You may or may not be interested, but I can tell you for a fact: there ain’t nuttin’ quite like Venice!

It all started in 421AD, when the people of Veneto fled their mainland homes ahead of the invading Goths. They founded this extraordinary city on flat, flooded, marshy islands, using wooden pilings for foundations (millions of them, eventually, which are still quietly petrifying in the oxygen-free mud) – an astonishing feat of engineering. By the 13th century Venice was the third most populated city in the world (after London and Paris). The wealthy merchants of Venice were making fortunes in salt and spices – and spending fortunes on their mansions (which still line the canals today). The formidable Venetian navy was turning out a wooden warship a day. And for some 1000 years it was home to big names – like Casanova, Vivaldi, Monteverdi, the sculptor Canova, and the explorer Marco Polo.

We celebrated our first night on the town with a lovely, leisurely Gondola Serenade … drifting along the canals of Venice as the darkening waters lapped against the sides of our boats. Stripey-shirted gondoliers leaned and pulled on their poles … musicians with piano-accordions, guitars and magnificent voices serenaded us in traditional fashion … and we Kiwis sang along at the top of our lungs: “Volare … oh, oh …!”

Afterwards, before heading to bed in our hotel, we lost ourselves in the narrow streets, crowded squares and countless bridges, sampling the food, and making unforgettable memories in this romantic setting.

The heart of Venice is St Mark’s Square – with its looming, onion-domed Basilica di San Marco (crammed with incredible marble mosaics and colourful frescos) … its magnificent pink-and-lacy Doges’ Palace (Palazzo Ducale, rich with gold-encrusted ceilings and priceless Renaissance art) … its 15th century clock-tower … its colourful carnevale masks … its ever-present pigeons … its ever-threatening flood-waters … and its wall-to-wall tourists. Yesterday morning, we explored all this on foot, crossing the lagoon via the Bridge of Sighs, and watching gondolas bobbing at their moorings along Venice’s world-famous waterfront.

It’s a crime to hurry through Venice – this is one place in the world that should never be rushed. So we spent that afternoon doing what the Venetians seem to do: wandering, meandering, strolling, sauntering and soaking up the ambience on our own – eventually sitting down to a yummy dinner together at the Taverna la Fenice.

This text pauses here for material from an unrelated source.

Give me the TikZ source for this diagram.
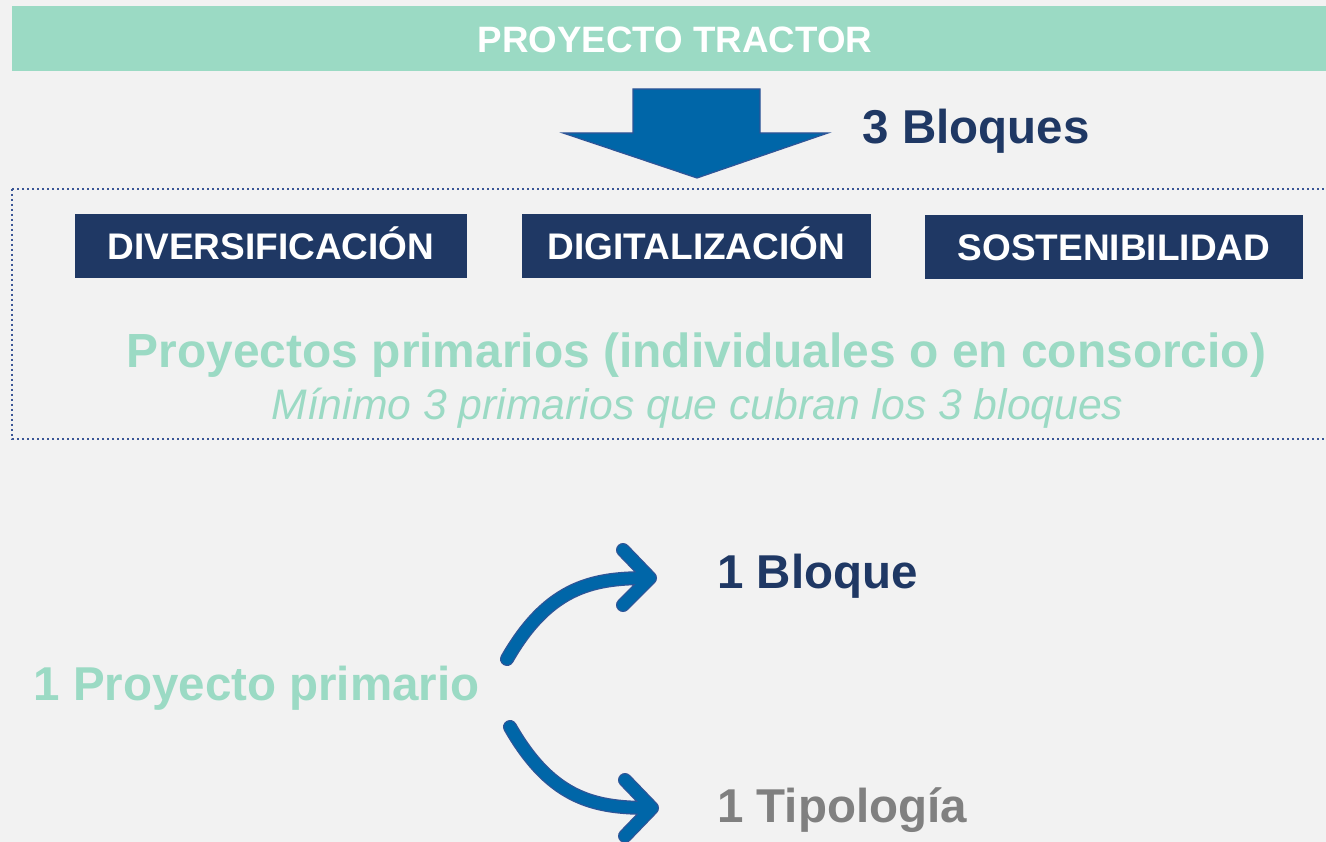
\documentclass[tikz,border=0pt]{standalone}
\usepackage{fontspec}
\setmainfont{Liberation Sans}
\definecolor{bg}{RGB}{242,242,242}
\definecolor{mint}{RGB}{155,218,196}
\definecolor{navy}{RGB}{31,56,100}
\definecolor{grayt}{RGB}{128,128,128}
\definecolor{arrblue}{RGB}{0,102,168}
\definecolor{arredge}{RGB}{47,85,151}
\definecolor{dotc}{RGB}{59,86,150}
\tikzset{
  bigtxt/.style={font=\fontsize{47.5}{56}\selectfont\bfseries, inner sep=0pt},
  blockbox/.style={fill=navy, text=white, minimum width=#1, minimum height=64pt,
     inner sep=0pt, text height=26.5pt, text depth=0pt,
     font=\fontsize{37}{44}\selectfont\bfseries},
  curveouter/.style={draw=arredge, line width=14pt, line cap=round, line join=round},
  curveinner/.style={draw=arrblue, line width=11.5pt, line cap=round, line join=round},
}
\begin{document}
\begin{tikzpicture}[x=1pt,y=-1pt]
\useasboundingbox (0,0) rectangle (1326,842);
\clip (0,0) rectangle (1326,842);
\fill[bg] (0,0) rectangle (1326,842);

% banner
\fill[mint] (12,6) rectangle (1330,71);
\node[font=\fontsize{36.7}{44}\selectfont\bfseries, text=white, inner sep=0pt, anchor=base] (banner) at (675,53) {PROYECTO TRACTOR};

% down arrow
\filldraw[fill=arrblue, draw=arredge, line width=1.2pt, line join=miter]
  (633,89) -- (760,89) -- (760,133) -- (828,133) -- (697,178) -- (563,133) -- (633,133) -- cycle;
\node[bigtxt, text=navy, anchor=base] (tres) at (976,144) {3 Bloques};

% dotted frame
\draw[dotc, line width=2.2pt, dash pattern=on 2pt off 3pt] (12,189) -- (1340,189);
\draw[dotc, line width=2.2pt, dash pattern=on 2pt off 3pt] (12,189) -- (12,439) -- (1340,439);

% blocks
\node[blockbox=392pt] (div) at (271,246) {DIVERSIFICACIÓN};
\node[blockbox=349pt] (dig) at (696.5,246) {DIGITALIZACIÓN};
\node[blockbox=378pt] (sos) at (1114,247) {SOSTENIBILIDAD};

\node[font=\fontsize{47.9}{56}\selectfont\bfseries, text=mint, inner sep=0pt, anchor=base] (prims) at (696.5,367) {Proyectos primarios (individuales o en consorcio)};
\node[font=\fontsize{42.7}{50}\selectfont\itshape, text=mint, inner sep=0pt, anchor=base] (minimo) at (697.5,420) {Mínimo 3 primarios que cubran los 3 bloques};

% bottom part
\node[bigtxt, text=mint, anchor=base] (prim) at (256.5,700) {1 Proyecto primario};
\node[bigtxt, text=navy, anchor=base west] (bloque) at (717,588) {1 Bloque};
\node[bigtxt, text=grayt, anchor=base west] (tipo) at (717,822) {1 Tipología};

\coordinate (s1) at (507,659);
\coordinate (t1) at (650,578);
\coordinate (b1a) at (623,550);
\coordinate (b1b) at (623,605);
\coordinate (s2) at (510,727);
\coordinate (t2) at (652,808);
\coordinate (b2a) at (625,780);
\coordinate (b2b) at (625,836);

\foreach \st in {curveouter,curveinner}{
  \path[\st] (s1) .. controls (550,584) and (596,578) .. (t1) (b1a) -- (t1) -- (b1b);
  \path[\st] (s2) .. controls (553,802) and (598,808) .. (t2) (b2a) -- (t2) -- (b2b);
}
\end{tikzpicture}
\end{document}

We did pretty much the same thing this afternoon – but not before we rode a private boat out through the main Venetian Lagoon to two fascinating islands. Murano has been the region’s glass-blowing centre since 1291, and tradesmen still practice their jealously-guarded craft today. We visited one of the famous glass-blowing factories and did some ogling-plus-shopping in a showroom filled with gorgeous glassy creations.

The equally famous island of Burano has a well-earned reputation for exquisite lace-making – and those who were interested admired this handwork, while those who weren’t roamed streets and canals lined with quaint multi-coloured houses, or sat under umbrellas drinking coffee and eating some of the freshest, tastiest pastries on the planet.

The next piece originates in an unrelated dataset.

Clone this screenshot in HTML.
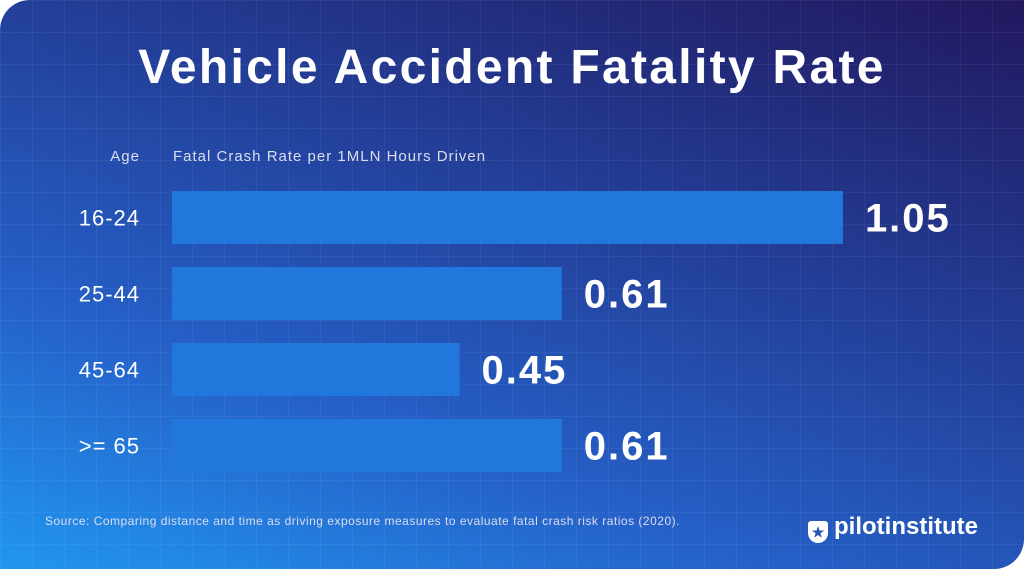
<!DOCTYPE html>
<html><head><meta charset="utf-8"><style>
body{margin:0;width:1024px;height:569px;background:#fff;overflow:hidden;font-family:"Liberation Sans",sans-serif}
#card{position:absolute;left:0;top:0;width:1024px;height:569px;border-radius:30px 0 30px 0;overflow:hidden;
background:linear-gradient(20deg,#2196f0 0%,#2560c8 30%,#23409a 60%,#22185e 100%)}
#grid{position:absolute;inset:0;background-image:linear-gradient(rgba(255,255,255,.05) 1px,transparent 1px),linear-gradient(90deg,rgba(255,255,255,.05) 1px,transparent 1px);background-size:32px 32px}
.t{position:absolute;color:#fff;white-space:nowrap}
</style></head><body>
<div id="card"><div id="grid"></div>
<div class="t" style="left:0;width:1024px;text-align:center;top:40px;font-size:48px;font-weight:bold;letter-spacing:2.3px">Vehicle Accident Fatality Rate</div>
<div class="t" style="right:884px;top:148px;font-size:15px;letter-spacing:1px;color:#dde">Age</div>
<div class="t" style="left:173px;top:148px;font-size:15px;letter-spacing:1px;color:#dde">Fatal Crash Rate per 1MLN Hours Driven</div>
<svg id="chart" width="1024" height="569" style="position:absolute;left:0;top:0"></svg>
<div class="t" style="left:45px;top:514px;font-size:12px;letter-spacing:0.5px;color:#dde">Source: Comparing distance and time as driving exposure measures to evaluate fatal crash risk ratios (2020).</div>
<div class="t" style="left:808px;top:513px;font-size:24px;font-weight:bold"><span style="display:inline-block;width:20px;height:22px;background:#fff;border-radius:3px 3px 10px 10px;vertical-align:-3px;margin-right:6px;color:#2555b8;font-size:14px;text-align:center;line-height:22px">★</span>pilotinstitute</div>
</div>
<script>
const categories=["16-24","25-44","45-64",">= 65"];
const values=[1.05,0.61,0.45,0.61];
const labels=["1.05","0.61","0.45","0.61"];
const svg=document.getElementById('chart');const NS='http://www.w3.org/2000/svg';
const x0=172,scale=639,y0=191,step=76,bh=53;
const xs=v=>x0+v*scale, ys=i=>y0+i*step;
categories.forEach((c,i)=>{
 const r=document.createElementNS(NS,'rect');
 r.setAttribute('x',x0);r.setAttribute('y',ys(i));r.setAttribute('width',xs(values[i])-x0);r.setAttribute('height',bh);r.setAttribute('fill','#2277dd');
 
 
 svg.appendChild(r);
 const t=document.createElementNS(NS,'text');
 t.setAttribute('x',140);t.setAttribute('y',ys(i)+bh/2+8);t.setAttribute('text-anchor','end');t.setAttribute('fill','#fff');t.setAttribute('font-size','22');t.setAttribute('letter-spacing','1');t.textContent=c;
 
 
 svg.appendChild(t);
 const v=document.createElementNS(NS,'text');
 v.setAttribute('x',xs(values[i])+22);v.setAttribute('y',ys(i)+bh/2+14);v.setAttribute('fill','#fff');v.setAttribute('font-size','40');v.setAttribute('font-weight','bold');v.setAttribute('letter-spacing','2');v.textContent=labels[i];
 
 
 svg.appendChild(v);
});
</script>
</body></html>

COMING UP: Following an early breakfast tomorrow, we leave Italy (sob) and embark on a detour through tiny Slovenia – which most of you have never heard of, right? Or, if you have, you know next to nothing about, right? Well, brace yourselves, because you’re in for a surprise …

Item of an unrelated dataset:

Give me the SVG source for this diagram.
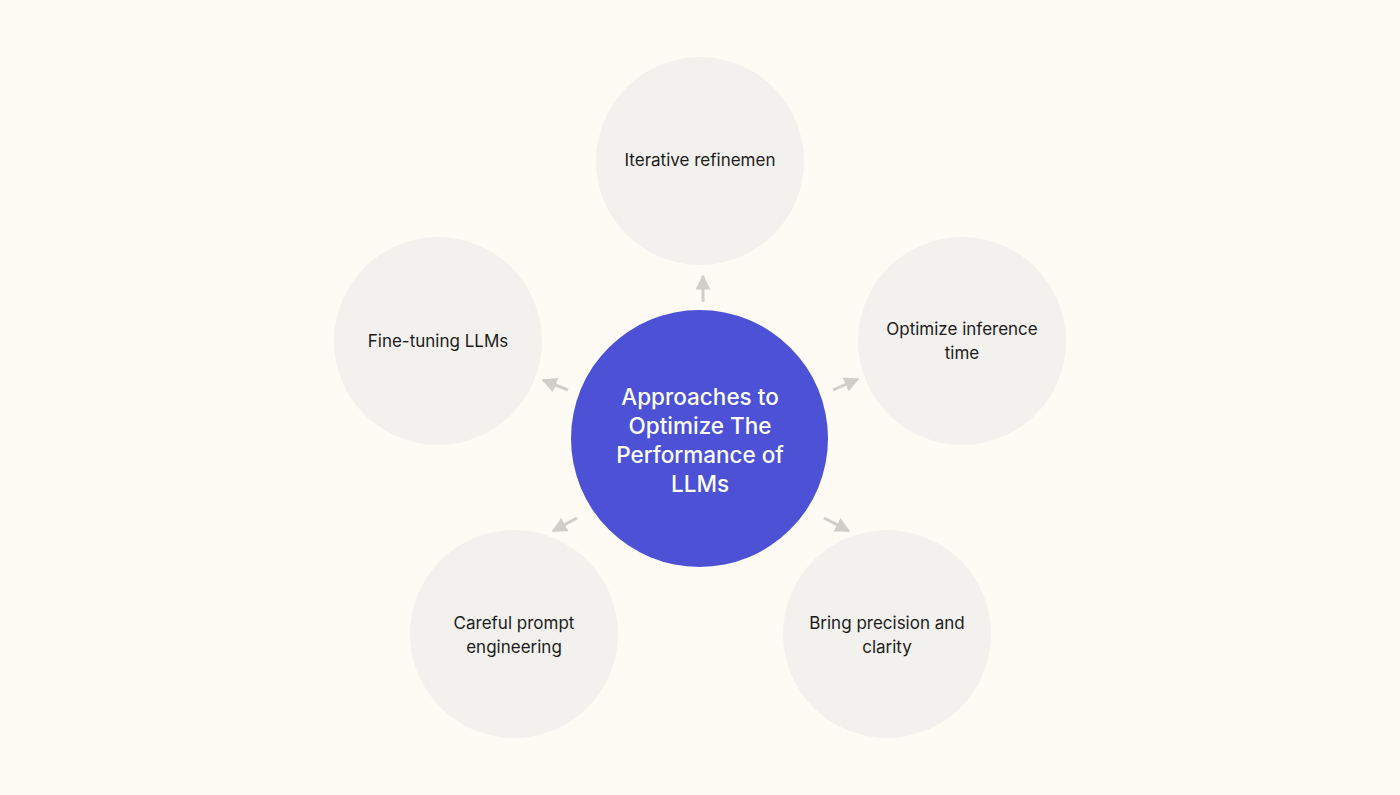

PEOPLE-NEWS: Just one Quacky Yellow Duck has taken wing since we last spoke …

  • ALLAN took away our ‘Shoe-Shine’ Award – and, according to those who watched this unfold, it was hilarious! A group of Kiwis were out and about yesterday when they came across one of those automatic shoe-shine machines – you know, you shove your shoe into the guts of the thing, and those wildly spinning brushes apply a clean-and-polish in no time at all. Well, Allan decided to try it with his jandals. He shoved his foot in, and the machine promptly grabbed his jandal and swallowed it, leaving Allan down on his hands and knees trying to retrieve his precious jandal as it flew round and round in vicious circles.